That’s exactly what watchmakers offered at Watches and Wonders, using iconic models, classic shapes and the fundamentals of their brands as springboards for a raft of new designs.

Here are eight watches that epitomized a week where identity was the best currency to have.

Cartier Privé Tank Normale, $41,800

Joining the Cartier Privé edition this year is the Tank Normale, a reissue that pays homage to the 1917 original designed by Louis Cartier that started it all.

Many of the original design features were kept, including the lightly beveled sapphire. Granted, there were rumblings among purists about the proportions, but sizing the Privé shape up slightly to a 32.6 by 25.7 millimeter format felt right. Details like a tiny “1917” tucked into the Roman numeral at 7 o’clock and the railroad-style markings added to the charm. Gold and platinum versions were substantial without being overpowering on the wrist and lent credence to the idea that smaller watches were of the moment.

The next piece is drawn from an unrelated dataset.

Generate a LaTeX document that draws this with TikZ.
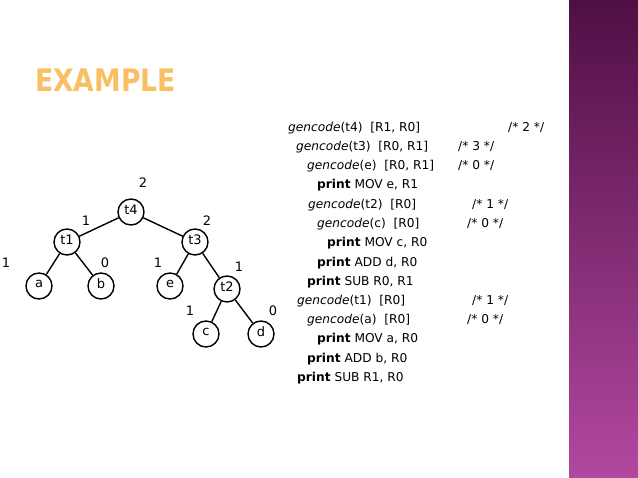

There were five variations, including a 24-hour skeletonized version. But the one that had everyone gawking was the gold bracelet version, with its vertical brushing satin finish on the case that played with the shape of the links. Available in a limited and numbered edition of 100 pieces, this felt like the ultimate collector’s watch.

Cartier Privé Tank Normale

Cartier Privé Tank Normale in yellow gold with a blue sapphire crown.

Courtesy of Cartier

Van Cleef & Arpels Ludo Secret, $143,000

Now you see it…now you don’t. With the Ludo Secret watch, Van Cleef & Arpels returned to its original “jeweler’s vision” of watchmaking by hiding its mother-of-pearl dial under a pair of moving panels that reprise the brick pattern of the meshwork bracelet that seems looped through two circular motifs studded with pink sapphires.  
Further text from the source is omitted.